▶ _The exercise_: From the entries below, report how many lines contain the string "React". Give only that number.
--- Dataset content ---
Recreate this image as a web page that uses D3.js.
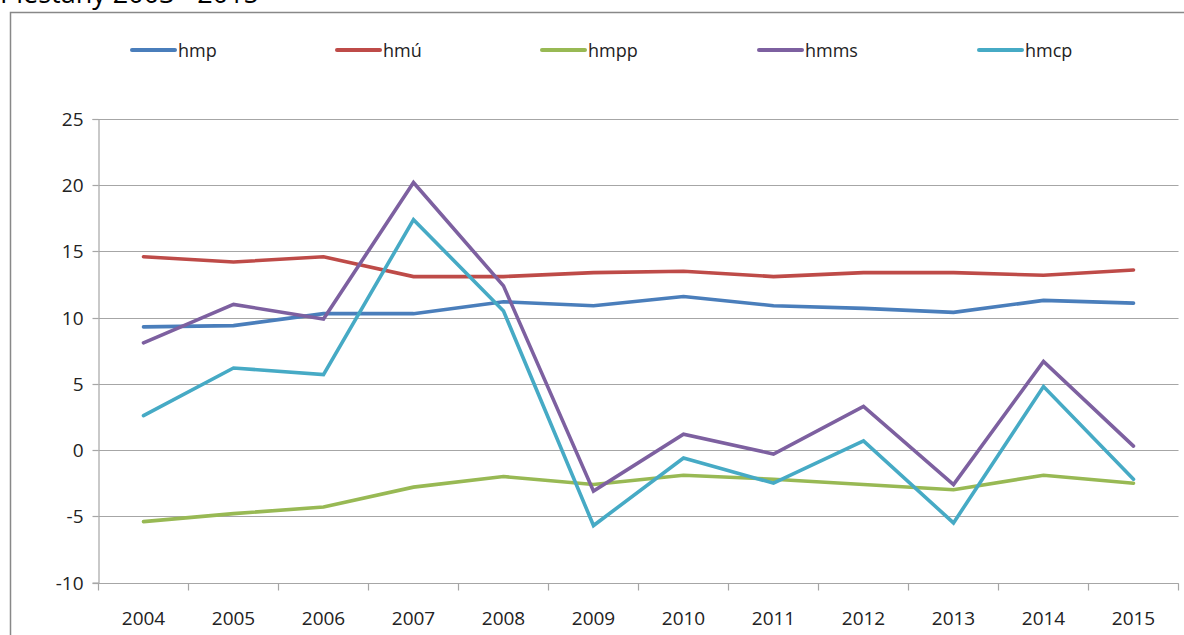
<!DOCTYPE html>
<html>
<head>
<meta charset="utf-8">
<script src="https://cdn.jsdelivr.net/npm/d3@7"></script>
<style>
  html, body { margin: 0; padding: 0; background: #fff; }
  svg { display: block; font-family: "Open Sans", "Noto Sans", sans-serif; }
</style>
</head>
<body>
<svg id="chart" width="1184" height="635"></svg>
<script>
// Years on the category axis
const years = ["2004", "2005", "2006", "2007", "2008", "2009", "2010", "2011", "2012", "2013", "2014", "2015"];

// Crude rates per 1000 inhabitants
const hmp  = [9.3, 9.4, 10.3, 10.3, 11.2, 10.9, 11.6, 10.9, 10.7, 10.4, 11.3, 11.1];
const hmu  = [14.6, 14.2, 14.6, 13.1, 13.1, 13.4, 13.5, 13.1, 13.4, 13.4, 13.2, 13.6];
const hmpp = [-5.4, -4.8, -4.3, -2.8, -2.0, -2.6, -1.9, -2.2, -2.6, -3.0, -1.9, -2.5];
const hmms = [8.1, 11.0, 9.9, 20.2, 12.4, -3.1, 1.2, -0.3, 3.3, -2.6, 6.7, 0.3];
const hmcp = [2.6, 6.2, 5.7, 17.4, 10.5, -5.7, -0.6, -2.5, 0.7, -5.5, 4.8, -2.2];

const seriesNames = ["hmp", "hmú", "hmpp", "hmms", "hmcp"];
const seriesValues = [hmp, hmu, hmpp, hmms, hmcp];
const seriesColors = ["#4a7ebb", "#be4b48", "#98b954", "#7d60a0", "#46aac5"];

const yTicks = [-10, -5, 0, 5, 10, 15, 20, 25];

const svg = d3.select("#chart");

// Title (runs off the top edge)
svg.append("text")
  .attr("x", 0).attr("y", 3)
  .attr("font-size", 27)
  .attr("fill", "#000")
  .text("Piešťany 2003 - 2015");

// Outer chart frame
svg.append("rect")
  .attr("x", 10.5).attr("y", 12.5)
  .attr("width", 1200).attr("height", 700)
  .attr("fill", "#fff")
  .attr("stroke", "#888")
  .attr("stroke-width", 1.5);

const plot = { left: 98.5, right: 1178.5, top: 119, bottom: 582.5 };

const x = d3.scaleBand().domain(years).range([plot.left, plot.right]);
const y = d3.scaleLinear().domain([-10, 25]).range([plot.bottom, plot.top]);

// Horizontal gridlines
svg.append("g")
  .selectAll("line")
  .data(yTicks)
  .join("line")
  .attr("x1", plot.left).attr("x2", plot.right)
  .attr("y1", d => Math.round(y(d)) + 0.5)
  .attr("y2", d => Math.round(y(d)) + 0.5)
  .attr("stroke", "#a6a6a6")
  .attr("stroke-width", 1.2);

// Y axis (plain hyphen for negatives)
const yAxis = svg.append("g")
  .attr("transform", `translate(${plot.left},0)`)
  .call(d3.axisLeft(y).tickValues(yTicks).tickSize(6).tickPadding(9).tickFormat(d => String(d)));
yAxis.select(".domain").attr("stroke", "#a6a6a6").attr("stroke-width", 1.2);
yAxis.selectAll(".tick line").attr("stroke", "#a6a6a6").attr("stroke-width", 1.2);
yAxis.selectAll(".tick").attr("transform", d => `translate(0,${Math.round(y(d)) + 0.5})`);
yAxis.selectAll(".tick text")
  .attr("font-size", 19).attr("font-family", "Open Sans, sans-serif")
  .attr("fill", "#222");

// X axis with ticks on category boundaries
const xAxis = svg.append("g")
  .attr("transform", `translate(0,${Math.round(y(-10)) + 0.5})`);
xAxis.append("line")
  .attr("x1", plot.left).attr("x2", plot.right)
  .attr("stroke", "#a6a6a6").attr("stroke-width", 1.2);
const bounds = years.map(d => x(d)).concat([x(years[years.length - 1]) + x.bandwidth()]);
xAxis.selectAll("line.tk")
  .data(bounds)
  .join("line")
  .attr("class", "tk")
  .attr("x1", d => d).attr("x2", d => d)
  .attr("y1", 0).attr("y2", 7)
  .attr("stroke", "#a6a6a6").attr("stroke-width", 1.2);
xAxis.selectAll("text")
  .data(years)
  .join("text")
  .attr("x", d => x(d) + x.bandwidth() / 2)
  .attr("y", 41)
  .attr("text-anchor", "middle")
  .attr("font-size", 19)
  .attr("fill", "#222")
  .text(d => d);

// Series lines
const line = d3.line()
  .x((d, i) => x(years[i]) + x.bandwidth() / 2)
  .y(d => y(d));

svg.append("g")
  .selectAll("path")
  .data(seriesValues)
  .join("path")
  .attr("d", d => line(d))
  .attr("fill", "none")
  .attr("stroke", (d, i) => seriesColors[i])
  .attr("stroke-width", 3.6)
  .attr("stroke-linecap", "round")
  .attr("stroke-linejoin", "miter");

// Legend
const legendX = [132, 337, 542, 759, 979];
const legend = svg.append("g")
  .selectAll("g")
  .data(seriesNames)
  .join("g")
  .attr("transform", (d, i) => `translate(${legendX[i]},50)`);
legend.append("line")
  .attr("x1", 0).attr("x2", 43)
  .attr("stroke", (d, i) => seriesColors[i])
  .attr("stroke-width", 4)
  .attr("stroke-linecap", "round");
legend.append("text")
  .attr("x", 46).attr("y", 6.5)
  .attr("font-size", 18)
  .attr("fill", "#222")
  .text(d => d);
</script>
</body>
</html>
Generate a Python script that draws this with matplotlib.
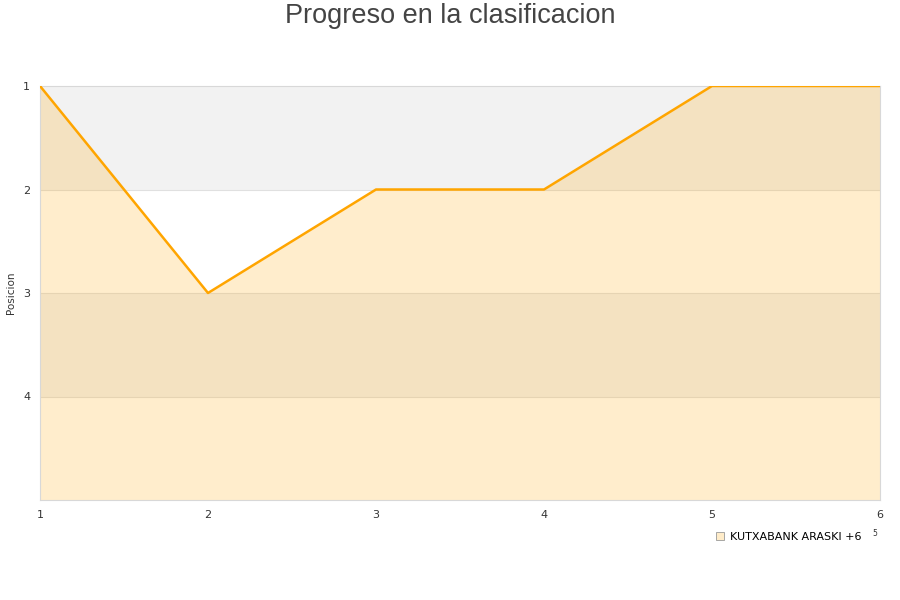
import matplotlib
matplotlib.use('Agg')
import matplotlib.pyplot as plt
from matplotlib.lines import Line2D

jornadas = [1, 2, 3, 4, 5, 6]
posiciones = [1, 3, 2, 2, 1, 1]
equipo = 'KUTXABANK ARASKI +6'
y_ticks = [1, 2, 3, 4]

fig = plt.figure(figsize=(9, 6), dpi=100, facecolor='w')
ax = fig.add_axes([40 / 900, 100 / 600, 840 / 900, 414 / 600])

# bandas alternas de fondo
ax.axhspan(1, 2, color='#f2f2f2', zorder=0, lw=0)
ax.axhspan(3, 4, color='#f2f2f2', zorder=0, lw=0)
for y in [2, 3, 4]:
    ax.axhline(y, color='#e0e0e0', lw=0.8, zorder=1)

ax.fill_between(jornadas, posiciones, 5, color='#ffa500', alpha=0.2, lw=0, zorder=2)
ax.plot(jornadas, posiciones, color='#ffa500', lw=1.8, zorder=3)

ax.set_xlim(1, 6)
ax.set_ylim(5, 1)
ax.set_xticks(jornadas)
ax.set_yticks(y_ticks)
ax.tick_params(axis='y', length=0, labelsize=8, colors='#333333', pad=7)
ax.tick_params(axis='x', length=0, labelsize=8, colors='#333333', pad=7)
for s in ax.spines.values():
    s.set_color('#d8d8d8')
    s.set_linewidth(0.8)
ax.set_ylabel('Posicion', fontsize=7.5, color='#333333')
ax.yaxis.set_label_coords(-0.029, 0.5)

fig.suptitle('Progreso en la clasificacion', fontsize=19.5, color='#444444',
             family='Liberation Sans', y=0.995)

h = Line2D([], [], marker='s', ls='none', markersize=6, markerfacecolor='#ffecc9',
           markeredgecolor='#999999', markeredgewidth=0.6)
fig.legend([h], [equipo], loc='center left', bbox_to_anchor=(0.783, 0.105),
           frameon=False, fontsize=8, handletextpad=0.4, handlelength=1)
fig.text(0.969, 0.107, '5', fontsize=5.5, color='#333333')

plt.savefig('out.png', dpi=100)
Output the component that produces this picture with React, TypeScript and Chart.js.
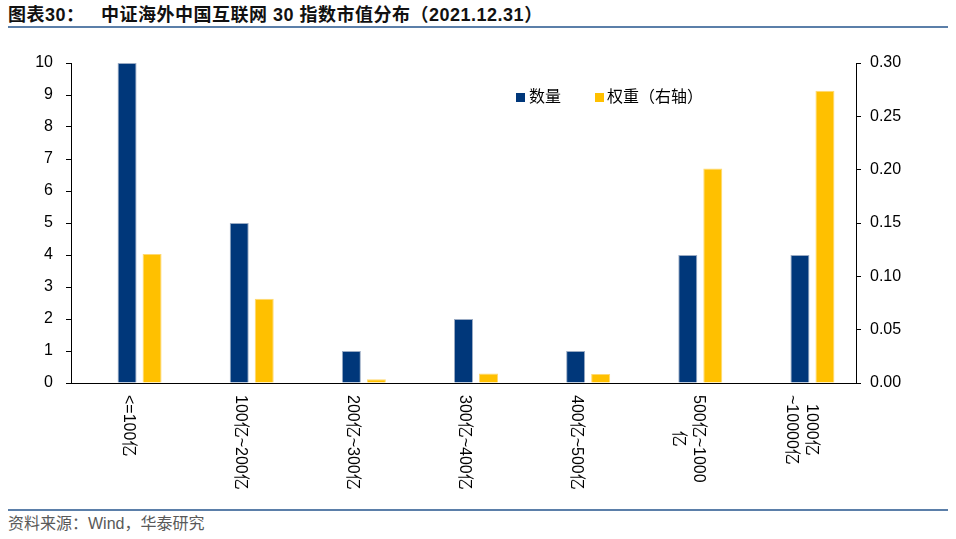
import React, { useEffect, useRef } from 'react';
import { Chart, registerables } from 'chart.js';

Chart.register(...registerables);

// ---- data ----
const categories: string[][] = [
  ['<=100亿'],
  ['100亿~200亿'],
  ['200亿~300亿'],
  ['300亿~400亿'],
  ['400亿~500亿'],
  ['500亿~1000', '亿'],
  ['1000亿', '~10000亿'],
];
const countValues = [10, 5, 1, 2, 1, 4, 4];
const weightValues = [0.121, 0.079, 0.0035, 0.009, 0.0084, 0.201, 0.274];
const leftMin = 0;
const leftMax = 10;
const leftStep = 1;
const rightMin = 0;
const rightMax = 0.3;
const rightStep = 0.05;

const titleText = '图表30：   中证海外中国互联网 30 指数市值分布（2021.12.31）';
const sourceText = '资料来源：Wind，华泰研究';
const seriesNames = ['数量', '权重（右轴）'];

const NAVY = '#00377A';
const GOLD = '#FFC000';
const RULE = '#5B7FA9';

const xLabelPlugin = {
  id: 'rotatedXLabels',
  afterDraw(chart: any) {
    const { ctx, chartArea, scales } = chart;
    const xs = scales.x;
    ctx.save();
    ctx.font = "16px 'Liberation Sans', 'Noto Sans CJK SC', sans-serif";
    ctx.fillStyle = '#000';
    ctx.textAlign = 'center';
    ctx.textBaseline = 'middle';
    const lh = 20;
    categories.forEach((lines, i) => {
      const px = xs.getPixelForValue(i);
      const maxW = Math.max(...lines.map((l) => ctx.measureText(l).width));
      ctx.save();
      ctx.translate(px + 1, chartArea.bottom + 12);
      ctx.rotate(Math.PI / 2);
      lines.forEach((line, j) => {
        ctx.fillText(line, maxW / 2, (j - (lines.length - 1) / 2) * lh);
      });
      ctx.restore();
    });
    ctx.restore();
  },
};

export default function App() {
  const ref = useRef<HTMLCanvasElement | null>(null);

  useEffect(() => {
    if (!ref.current) return;
    const chart = new Chart(ref.current, {
      type: 'bar',
      data: {
        labels: categories.map((c) => c.join('')),
        datasets: [
          {
            label: '',
            data: [],
            yAxisID: 'y',
            backgroundColor: 'rgba(0,0,0,0)',
          },
          {
            label: seriesNames[0],
            data: countValues,
            yAxisID: 'y',
            backgroundColor: NAVY,
            borderColor: '#9AABC4',
            borderWidth: 1,
          },
          {
            label: seriesNames[1],
            data: weightValues,
            yAxisID: 'y1',
            backgroundColor: GOLD,
            borderColor: '#FFD970',
            borderWidth: 1,
          },
        ],
      },
      options: {
        responsive: false,
        animation: false,
        devicePixelRatio: 1,
        datasets: {
          bar: {
            categoryPercentage: 0.669,
            barPercentage: 0.76,
          },
        },
        layout: { padding: { top: 33, left: 0, right: 0, bottom: 0 } },
        plugins: {
          legend: { display: false },
          tooltip: { enabled: false },
          title: { display: false },
        },
        scales: {
          x: {
            grid: { display: false },
            border: { display: true, color: '#000', width: 1 },
            ticks: { display: false },
            afterFit(s: any) {
              s.height = 117;
            },
          },
          y: {
            position: 'left',
            min: leftMin,
            max: leftMax,
            ticks: {
              stepSize: leftStep,
              color: '#000',
              padding: 13,
              font: { family: "'Liberation Sans', Arial, sans-serif", size: 16 },
            },
            grid: { drawOnChartArea: false, drawTicks: true, tickLength: 5, color: '#000' },
            border: { display: true, color: '#000', width: 1 },
            afterFit(s: any) {
              s.width = 71;
            },
          },
          y1: {
            position: 'right',
            min: rightMin,
            max: rightMax,
            ticks: {
              stepSize: rightStep,
              color: '#000',
              padding: 9,
              font: { family: "'Liberation Sans', Arial, sans-serif", size: 16 },
              callback: (v: any) => Number(v).toFixed(2),
            },
            grid: { drawOnChartArea: false, drawTicks: true, tickLength: 5, color: '#000' },
            border: { display: true, color: '#000', width: 1 },
            afterFit(s: any) {
              s.width = 100;
            },
          },
        },
      },
      plugins: [xLabelPlugin],
    } as any);
    return () => chart.destroy();
  }, []);

  const cjk = "'Liberation Sans', 'Noto Sans CJK SC', sans-serif";

  return (
    <div
      style={{
        position: 'fixed',
        left: 0,
        top: 0,
        width: 956,
        height: 539,
        background: '#fff',
        overflow: 'hidden',
        fontFamily: cjk,
      }}
    >
      <div
        style={{
          position: 'absolute',
          left: 8,
          top: 4,
          fontSize: 18,
          fontWeight: 'bold',
          lineHeight: '22px',
          letterSpacing: '0.5px',
          whiteSpace: 'pre',
          color: '#111',
        }}
      >
        {titleText}
      </div>
      <div style={{ position: 'absolute', left: 8, top: 26, width: 940, height: 2, background: RULE }} />

      <div style={{ position: 'absolute', left: 0, top: 30, width: 956, height: 470 }}>
        <canvas ref={ref} width={956} height={470} style={{ display: 'block' }} />
      </div>

      <div style={{ position: 'absolute', left: 516, top: 93, width: 9, height: 9, background: NAVY }} />
      <div style={{ position: 'absolute', left: 529, top: 87, fontSize: 16, lineHeight: '20px', color: '#000' }}>
        {seriesNames[0]}
      </div>
      <div style={{ position: 'absolute', left: 595, top: 93, width: 9, height: 9, background: GOLD }} />
      <div style={{ position: 'absolute', left: 607, top: 87, fontSize: 16, lineHeight: '20px', color: '#000' }}>
        {seriesNames[1]}
      </div>

      <div style={{ position: 'absolute', left: 8, top: 509, width: 940, height: 2, background: RULE }} />
      <div
        style={{
          position: 'absolute',
          left: 8,
          top: 514,
          fontSize: 16,
          lineHeight: '20px',
          color: '#595959',
          whiteSpace: 'pre',
        }}
      >
        {sourceText}
      </div>
    </div>
  );
}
---
▶ _Reply_: 2